Because there are so many planets out there!
There just happens to be an entire web page dedicated to calculating that answer.
Transits can only be detected if the planetary orbit is near the line-of-sight (LOS) between the observer and the star. This requires that the planet's orbital pole be within an angle of $d_*/a$ (part 1 of the figure below) measured from the center of the star and perpendicular to the LOS, where $d_*$ is the stellar diameter (= 0.0093 AU for the Sun) and $a$ is the planet's orbital radius.
This is possible for all $2\pi$ angles about the LOS, i.e., for a total of $4\pi d_*/2a$ steradians of pole positions on the celestial sphere (part 2 of figure).
Thus the geometric probability for seeing a transit for any random planetary orbit is simply $d_*/2a$ (part 3 of figure) (Borucki and Summers, 1984, Koch and Borucki, 1996).

For the Earth and Venus this is 0.47% and 0.65% respectively (see above Table). Because grazing transits are not easily detected, those with a duration less than half of a central transit are ignored. Since a chord equal to half the diameter is at a distance of 0.866 of the radius from the center of a circle, the usable transits account for 86.6% of the total. If other planetary systems are similar to our solar system in that they also contain two Earth-size planets in inner orbits, and since the orbits are not co-planar to within $2d_*/D$, the probabilities can be added. Thus, approximately $0.011 \times 0.866$ $= 1\%$ of the solar-like stars with planets should show Earth-size transits.

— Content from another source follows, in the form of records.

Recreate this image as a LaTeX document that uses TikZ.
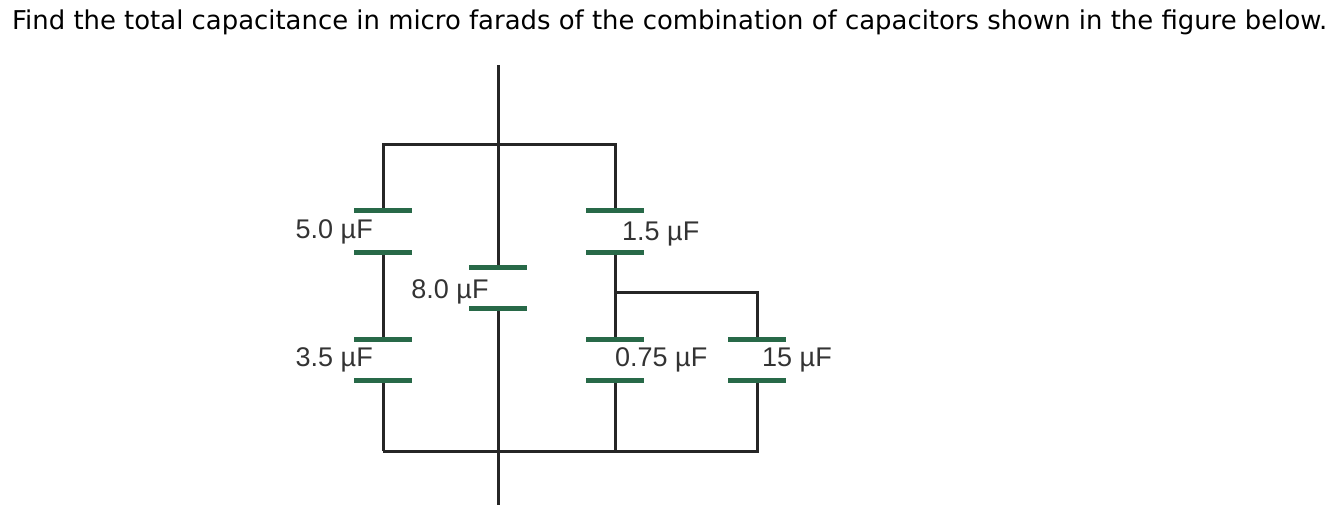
\documentclass[tikz,border=0pt]{standalone}
\usepackage{fontspec}
\setmainfont{DejaVu Sans}
\newfontfamily\lab{Liberation Sans}
\definecolor{plategreen}{RGB}{40,105,72}
\begin{document}
\begin{tikzpicture}[x=1pt,y=-1pt,
  wire/.style={line width=3pt,black!85},
  plate/.style={line width=5pt,draw=plategreen},
  lbl/.style={font=\lab\fontsize{27}{27}\selectfont,text=black!80,inner sep=0pt}]
\useasboundingbox (0,0) rectangle (1342,520);
\node[anchor=west,inner sep=0pt,font=\fontsize{25.9}{26}\selectfont] (title) at (12,22) {Find the total capacitance in micro farads of the combination of capacitors shown in the figure below.};
\coordinate (tl) at (383,144); \coordinate (tr) at (615,144);
\coordinate (bl) at (383,451); \coordinate (br) at (757,451); \coordinate (bm) at (615,451);
\coordinate (ct) at (498,65); \coordinate (cb) at (498,505);
\coordinate (j) at (615,292); \coordinate (jr) at (757,292);
\draw[wire] (bl) -- (tl) -- (tr) -- (bm);
\draw[wire] (bl) -- (br) -- (jr) -- (j);
\draw[wire] (ct) -- (cb);
\foreach \x/\a/\b in {383/210/252, 383/339/380, 498/267/308, 615/210/252, 615/339/380, 757/339/380}
  \fill[white] (\x-4,\a) rectangle (\x+4,\b);
\foreach \x/\a/\b in {383/210/252, 383/339/380, 498/267/308, 615/210/252, 615/339/380, 757/339/380}{
  \draw[plate] (\x-29,\a) -- (\x+29,\a);
  \draw[plate] (\x-29,\b) -- (\x+29,\b);}
\node[lbl,anchor=east] (c1) at (373,232) {5.0 µF};
\node[lbl] (c2) at (450,292) {8.0 µF};
\node[lbl,anchor=east] (c3) at (373,360) {3.5 µF};
\node[lbl,anchor=west] (c4) at (622,234) {1.5 µF};
\node[lbl,anchor=west] (c5) at (615,360) {0.75 µF};
\node[lbl,anchor=west] (c6) at (762,360) {15 µF};
\end{tikzpicture}
\end{document}
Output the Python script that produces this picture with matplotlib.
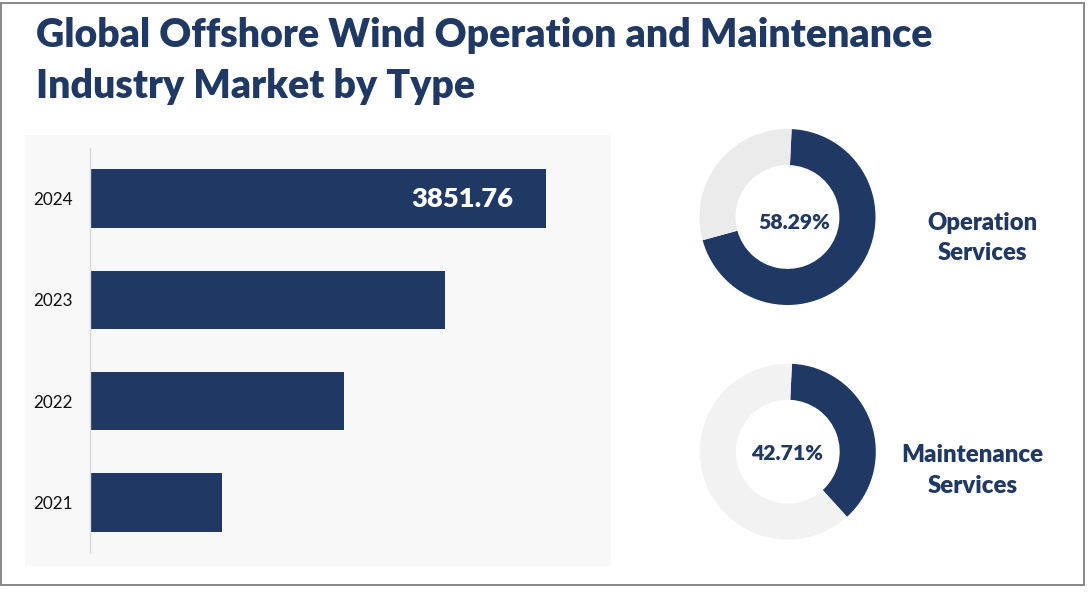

That's pretty freaking amazing! Kepler has been up there for a short while, and has a possible list of nearly 2000 planets just looking at about 150,000 stars for only a couple of years! So if only 1% statistically transit, that would mean that just randomly 1500 systems would have the correct orientation (given the results to date, that makes sense). And given that about 7500 stars were eliminated from consideration due to being variable of one sort or another... I think it would be pretty safe to say that pretty much every star out there has at least some sort of planetary body around it.